THE JUSTICE DEPARTMENT released Thursday a highly anticipated report on the FBI’s handling of the Hillary Clinton email probe and other sensitive issues in the 2016 election. It is not the report President Trump wanted. But there is enough in it for him and his allies to twist and cherry-pick that its actual findings are likely to be lost in partisan noise.
Given Mr. Trump’s allegations about the FBI conspiring against him, the first thing to note is that the report provides no support for the theory of a broad anti-Trump plot. True, the inspector general uncovered private messages between FBI officials Peter Strzok and Lisa Page, including one saying “we’ll stop” Mr. Trump from becoming president. “The conduct by these employees cast a cloud over the entire FBI investigation,” the report reads.
But examining the actions the FBI took, the inspector general concluded that Mr. Strzok “was not the sole decisionmaker” and, in fact, “advocated for more aggressive investigative measures” against Ms. Clinton. “We did not find documentary or testimonial evidence that improper considerations, including political bias, directly affected the specific investigative actions we reviewed.” The inspector general also concluded that the decisions made on how to conduct the Clinton investigation were reasonable.
This only supports what was obvious to anyone watching the campaign, during which the FBI took steps that hurt Ms. Clinton while not going public with its investigation of possible Russian efforts to help Mr. Trump.

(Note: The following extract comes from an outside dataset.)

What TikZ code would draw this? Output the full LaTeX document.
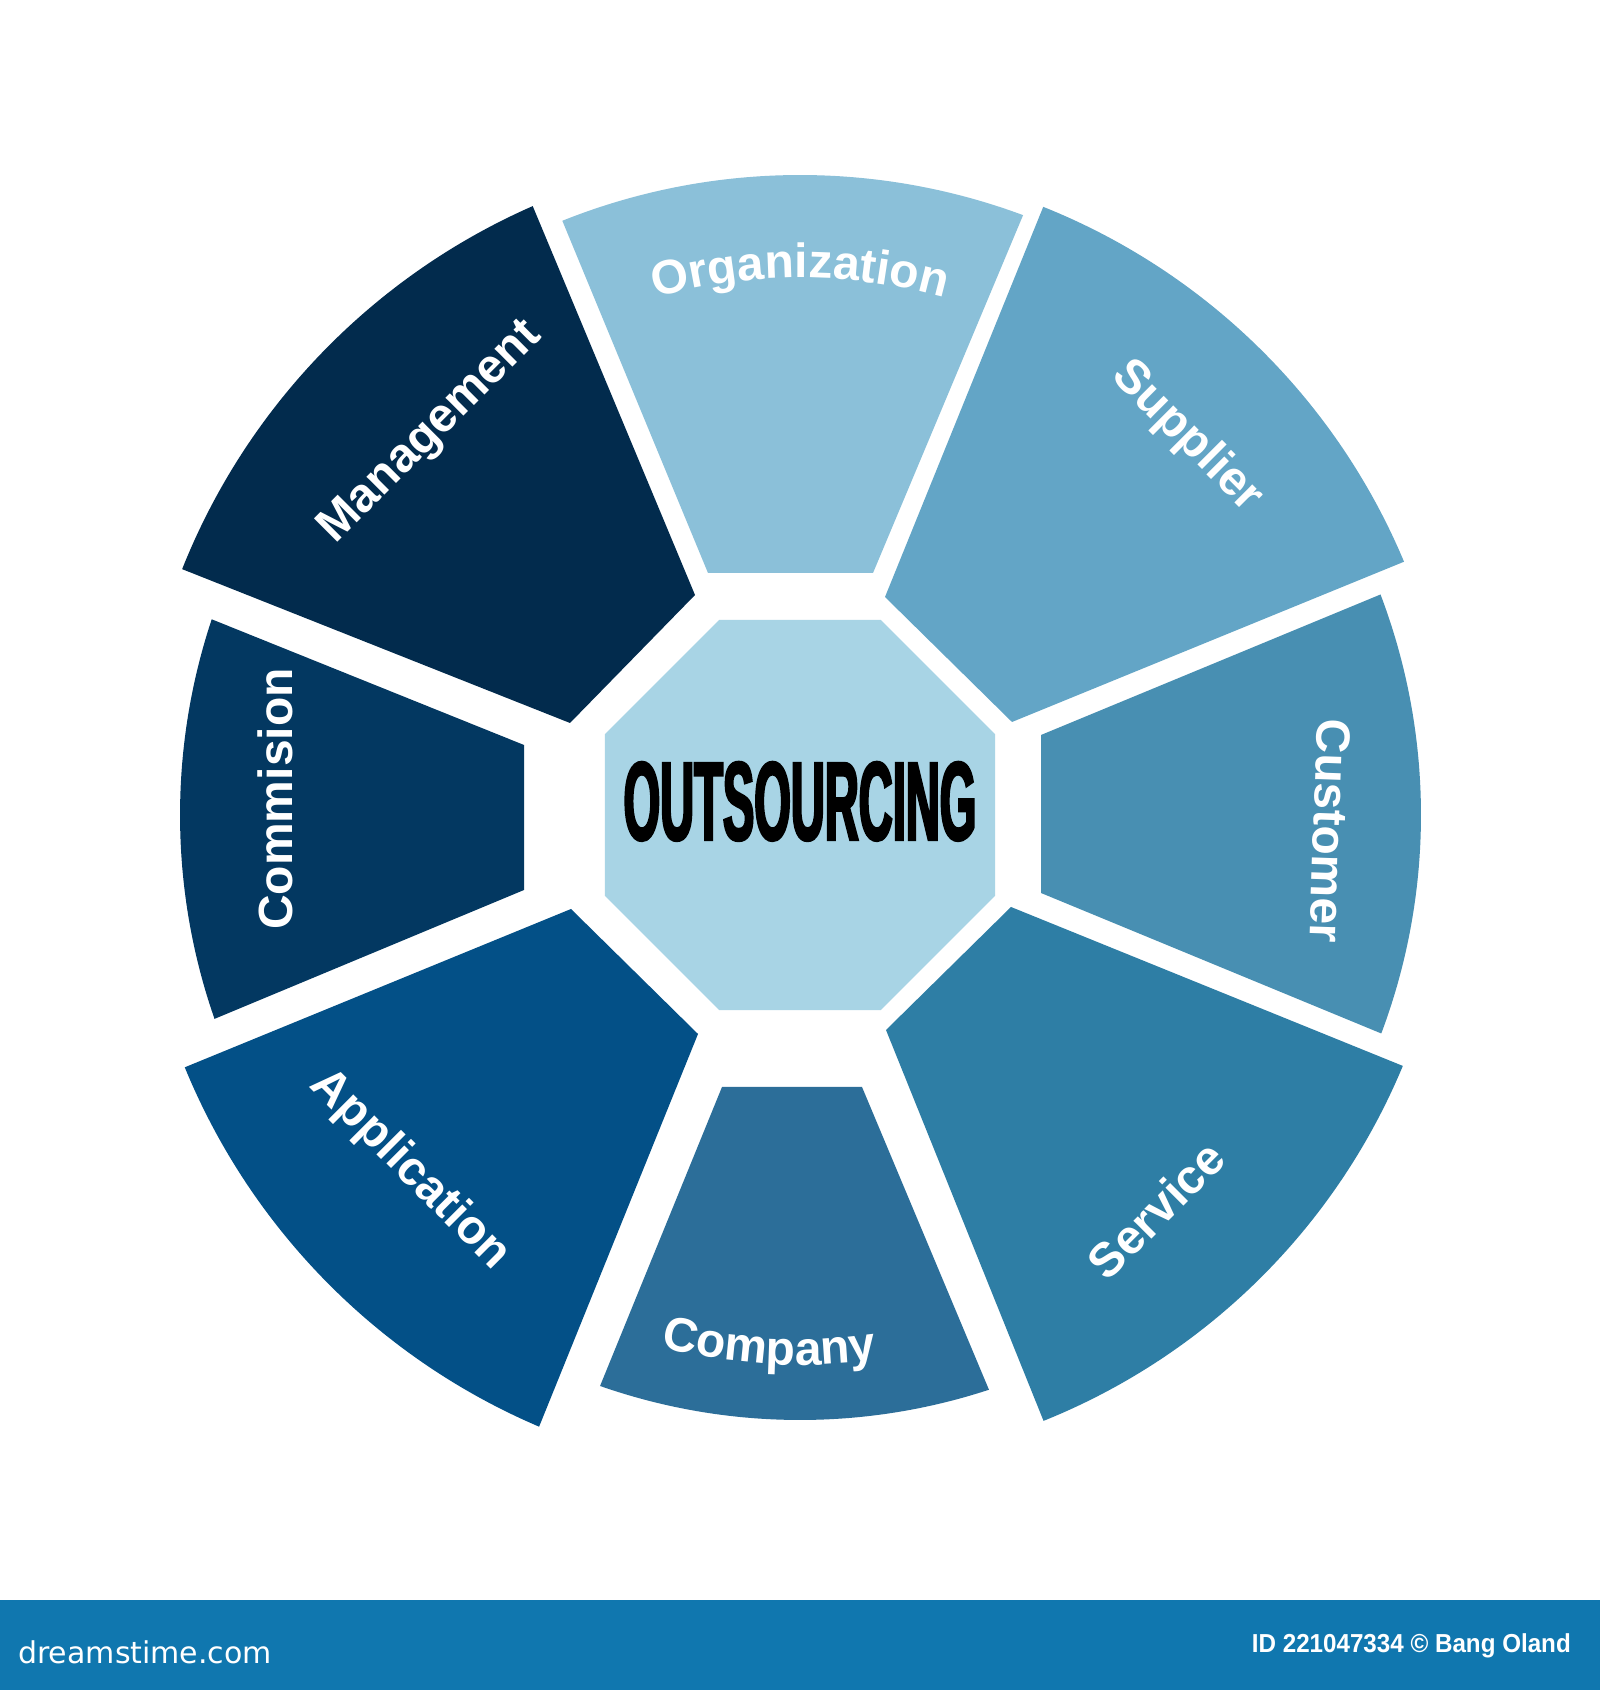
\documentclass[tikz,border=0pt]{standalone}
\usepackage{fontspec}
\usetikzlibrary{decorations.text}
\newfontfamily\lblfont{Liberation Sans}
\newfontfamily\outfont{Liberation Sans}[FakeStretch=0.42,FakeBold=2]
\newfontfamily\idfont{Liberation Sans}[FakeStretch=0.93]
\newfontfamily\logofont{DejaVu Sans}
\definecolor{cOrg}{HTML}{8BC0D9}
\definecolor{cSup}{HTML}{63A5C6}
\definecolor{cCus}{HTML}{488FB2}
\definecolor{cSer}{HTML}{2E7EA5}
\definecolor{cCom}{HTML}{2C6E99}
\definecolor{cApp}{HTML}{035087}
\definecolor{cCms}{HTML}{033861}
\definecolor{cMan}{HTML}{022B4D}
\definecolor{cOct}{HTML}{A8D4E5}
\definecolor{cFoot}{HTML}{1077AF}
\newcommand\lblfmt{\lblfont\bfseries\fontsize{48}{50}\selectfont\color{white}}
\begin{document}
\begin{tikzpicture}[x=1pt,y=1pt,
  lbl/.style={font=\lblfont\bfseries\fontsize{48}{50}\selectfont, text=white, inner sep=0pt},
  arctext/.style={decorate, decoration={text along path, text align=center, text={|\lblfmt|#1}}}]
\useasboundingbox (0,0) rectangle (1600,1690);
\fill[white] (0,0) rectangle (1600,1690);
\begin{scope}[shift={(800,875)}]
  % segments
  \fill[cOrg] (-92,242) -- (73,242) -- (69.6:640) arc[start angle=69.6,end angle=111.8,radius=640] -- cycle;
  \fill[cSup] (85,218) -- (212,93) -- (22.75:655) arc[start angle=22.75,end angle=68.2,radius=655] -- cycle;
  \fill[cCus] (241,-78) -- (-20.6:621) arc[start angle=-20.6,end angle=20.8,radius=621] -- (241,80) -- cycle;
  \fill[cSer] (211,-92) -- (86,-215) -- (-68.1:653) arc[start angle=-68.1,end angle=-22.6,radius=653] -- cycle;
  \fill[cCom] (-78,-272) -- (-109.3:605) arc[start angle=-109.3,end angle=-71.8,radius=605] -- (62,-272) -- cycle;
  \fill[cApp] (-229,-94) -- (202.3:665) arc[start angle=202.3,end angle=246.9,radius=665] -- (-102,-219) -- cycle;
  \fill[cCms] (-276,70) -- (161.6:620) arc[start angle=161.6,end angle=199.2,radius=620] -- (-276,-75) -- cycle;
  \fill[cMan] (-105,220) -- (113.7:665) arc[start angle=113.7,end angle=158.3,radius=665] -- (-230,92) -- cycle;
  % centre octagon
  \fill[cOct] (22.5:211.1) -- (67.5:211.1) -- (112.5:211.1) -- (157.5:211.1) -- (202.5:211.1) -- (247.5:211.1) -- (292.5:211.1) -- (337.5:211.1) -- cycle;
  \node[font=\outfont\bfseries\fontsize{112}{112}\selectfont, anchor=base, inner sep=0pt] (out) at (0,-25) {OUTSOURCING};
  % labels
  \path[arctext=Organization] (115:537) arc[start angle=115,end angle=65,radius=537];
  \path[arctext=Company] (-123.3:550) arc[start angle=-123.3,end angle=-63.3,radius=550];
  \node[lbl, rotate=45] (man) at (-369,382) {Management};
  \node[lbl, rotate=-45] (sup) at (387,378) {Supplier};
  \node[lbl, rotate=-92] (cus) at (530,-16) {Customer};
  \node[lbl, rotate=45] (ser) at (356,-395) {Service};
  \node[lbl, rotate=-45] (app) at (-390,-355) {Application};
  \node[lbl, rotate=90] (cms) at (-525,16) {Commision};
\end{scope}
% footer
\fill[cFoot] (0,0) rectangle (1600,90);
\node[font=\logofont\fontsize{30}{30}\selectfont, text=white, anchor=base west, inner sep=0pt] (logo) at (18,27) {dreamstime.com};
\node[font=\idfont\bfseries\fontsize{26}{26}\selectfont, text=white, anchor=base east, inner sep=0pt] (id) at (1571,37) {ID 221047334 © Bang Oland};
\end{tikzpicture}
\end{document}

The missteps began with then-Attorney General Loretta E. Lynch failing either to fully recuse herself from decision-making in the Clinton email probe or to take full responsibility for the investigation. That led then-FBI Director James B. Comey to conclude that he should make an extraordinary public announcement in July 2016 that the probe had come to a close, which, while clearing Ms. Clinton of any criminal wrongdoing, contained a strong rebuke of her actions. The inspector general found that the conclusion not to prosecute Ms. Clinton was legitimate but that the public spectacle was not.
Even less defensible was Mr. Comey’s decision, shortly before the election, to announce that the FBI was reviewing more Clinton-related emails on a laptop the agency had obtained. The inspector general noted that the laptop’s contents had sat, unexamined, for weeks. Once they were assessed, they did not change the FBI’s previous conclusions. There was no justification for going public so close to Election Day.

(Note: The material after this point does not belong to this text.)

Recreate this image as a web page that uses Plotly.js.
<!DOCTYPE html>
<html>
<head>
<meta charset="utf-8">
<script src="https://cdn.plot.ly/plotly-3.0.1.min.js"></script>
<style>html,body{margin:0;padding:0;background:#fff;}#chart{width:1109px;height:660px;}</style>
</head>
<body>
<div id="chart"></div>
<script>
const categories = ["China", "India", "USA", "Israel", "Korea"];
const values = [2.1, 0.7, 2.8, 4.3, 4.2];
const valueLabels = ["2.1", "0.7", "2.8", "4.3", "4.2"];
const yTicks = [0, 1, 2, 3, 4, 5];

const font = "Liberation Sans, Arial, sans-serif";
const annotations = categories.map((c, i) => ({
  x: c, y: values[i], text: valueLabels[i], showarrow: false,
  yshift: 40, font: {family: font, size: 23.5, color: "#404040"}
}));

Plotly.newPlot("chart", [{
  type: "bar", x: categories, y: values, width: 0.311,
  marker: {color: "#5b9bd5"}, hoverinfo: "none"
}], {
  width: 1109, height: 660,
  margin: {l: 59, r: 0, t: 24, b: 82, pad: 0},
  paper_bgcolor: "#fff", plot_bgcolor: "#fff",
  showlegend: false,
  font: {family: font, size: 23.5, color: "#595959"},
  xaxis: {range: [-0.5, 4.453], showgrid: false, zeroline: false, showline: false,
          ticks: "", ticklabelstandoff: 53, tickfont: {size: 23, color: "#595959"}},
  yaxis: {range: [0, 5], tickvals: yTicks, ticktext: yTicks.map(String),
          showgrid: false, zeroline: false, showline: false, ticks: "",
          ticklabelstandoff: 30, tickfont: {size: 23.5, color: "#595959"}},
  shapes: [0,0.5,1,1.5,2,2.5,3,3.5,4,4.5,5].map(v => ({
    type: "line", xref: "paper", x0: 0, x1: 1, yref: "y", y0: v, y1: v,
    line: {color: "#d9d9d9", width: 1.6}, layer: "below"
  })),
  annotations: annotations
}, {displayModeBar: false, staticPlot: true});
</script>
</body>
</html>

“While we did not find that these decisions were the result of political bias on Comey’s part, we nevertheless concluded that by departing so clearly and dramatically from FBI and Department norms, the decisions negatively impacted the perception of the FBI and the Department as fair administrators of justice,” the inspector general found.
The valid, nonpolitical lesson arising from the inspector general’s report is that the FBI needs to be better prepared to handle politically sensitive investigations. The agency must take special care not to affect elections. It should shy from making statements about people not charged with crimes, and major announcements should be vetted carefully through the Justice Department hierarchy. As for FBI officials, they can have personal views, but they should refrain from saying careless things even in private.
These principles are not new. If they had been followed two years ago, American history might look very different.